Nicolaus Radford, founder of Persona AI and a veteran of NASA, has consistently stated that while the physical systems can now be built, fine manipulation and economically viable use cases remain a major hurdle.
At Weave Robotics, Kaan Dogrusoz, whose company is developing a domestic robot named Isaac, notes that balancing feature sets with affordability is the toughest challenge. A working demo, he says, is far from a shippable product.
What the Industry Is Actually Doing
Global brands aren’t rolling these machines out across operations. They’re studying. Piloting. Gathering data.
Amazon has committed to ongoing testing in logistics. BMW and Mercedes-Benz are focusing on narrow task assignments that integrate with existing workflows. Tesla continues its internal development under tight control. These are not deployments in the traditional sense. They are live research environments.
The goal is to understand what humanoid robots can actually do — and, equally important, what they cannot.

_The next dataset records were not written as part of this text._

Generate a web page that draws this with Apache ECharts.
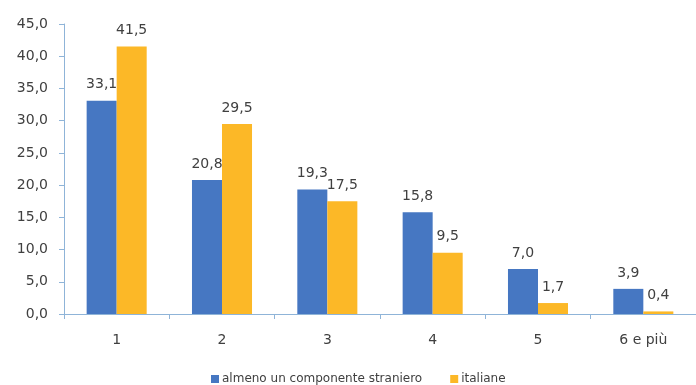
<!DOCTYPE html>
<html><head><meta charset="utf-8">
<script src="https://cdn.jsdelivr.net/npm/echarts@6/dist/echarts.min.js"></script>
<style>html,body{margin:0;padding:0;background:#fff}#c{width:696px;height:385px}</style>
</head><body><div id="c"></div>
<script>
const categories = ['1', '2', '3', '4', '5', '6 e più'];
const stranieri = [33.1, 20.8, 19.3, 15.8, 7.0, 3.9];
const italiane = [41.5, 29.5, 17.5, 9.5, 1.7, 0.4];
const seriesNames = ['almeno un componente straniero', 'italiane'];
const fmt = v => v.toFixed(1).replace('.', ',');
const FONT = 'DejaVu Sans';
const chart = echarts.init(document.getElementById('c'));
const lbl = {show: true, position: 'top', distance: 9, color: '#404040', fontSize: 14, fontFamily: FONT, formatter: p => fmt(p.value)};
chart.setOption({
  animation: false,
  grid: {left: 64, right: 0, top: 24, bottom: 71},
  legend: {top: 368, left: 206, itemWidth: 8, itemHeight: 8, itemGap: 28, icon: 'rect',
    textStyle: {color: '#404040', fontSize: 12, fontFamily: FONT, padding: [0, 0, 0, -2]}},
  xAxis: {type: 'category', data: categories,
    axisLine: {lineStyle: {color: '#8fb4d8'}},
    axisTick: {show: true, lineStyle: {color: '#8fb4d8'}, length: 5},
    axisLabel: {color: '#404040', fontSize: 14, fontFamily: FONT, margin: 19}},
  yAxis: {type: 'value', min: 0, max: 45, interval: 5,
    splitLine: {show: false},
    axisLine: {show: true, lineStyle: {color: '#8fb4d8'}},
    axisTick: {show: true, inside: false, lineStyle: {color: '#8fb4d8'}, length: 5},
    axisLabel: {color: '#404040', fontSize: 14, fontFamily: FONT, margin: 16, formatter: v => fmt(v)}},
  series: [
    {name: seriesNames[0], type: 'bar', data: stranieri, barGap: '0%', barCategoryGap: '43%', itemStyle: {color: '#4677c2'}, label: lbl},
    {name: seriesNames[1], type: 'bar', data: italiane, itemStyle: {color: '#fcb827'}, label: lbl}
  ]
});
</script></body></html>
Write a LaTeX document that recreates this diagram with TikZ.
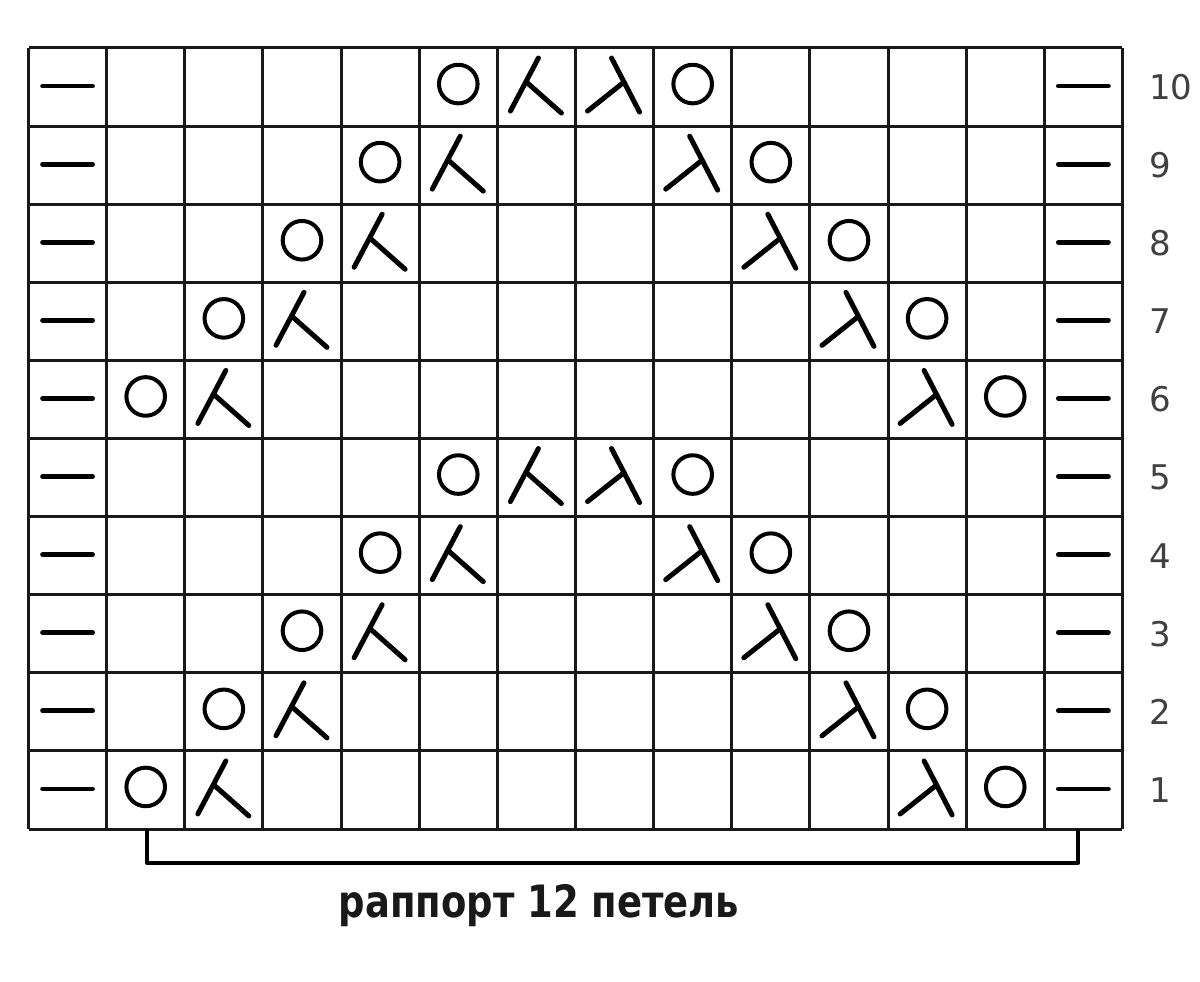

What’s emerging is a clearer picture of the limitations:
- Robots are not yet reliable in unpredictable environments.
- Tasks often need to be redesigned for the robot, not the other way around.
- Safety regulations and operational standards for humanoid robots are still in the early stages of development.
The industry is still in a pre-adoption phase. Investment continues because the long-term potential remains compelling, but nobody working closely with the technology is suggesting that broad deployment is imminent.
What’s Worth Watching Next
The clearest sign of progress will be robots functioning autonomously for extended periods without constant supervision. If a machine can complete a shift in a warehouse or factory without human intervention, that would mark a milestone.
Other indicators include the publication of ROI studies by brands like BMW or Amazon, the appearance of third-party safety standards, and hardware breakthroughs that simplify core actions like gripping, walking, or sensing objects in cluttered environments.
Until then, humanoid robots remain a bold experiment — well-funded, strategically aligned, and far from resolved.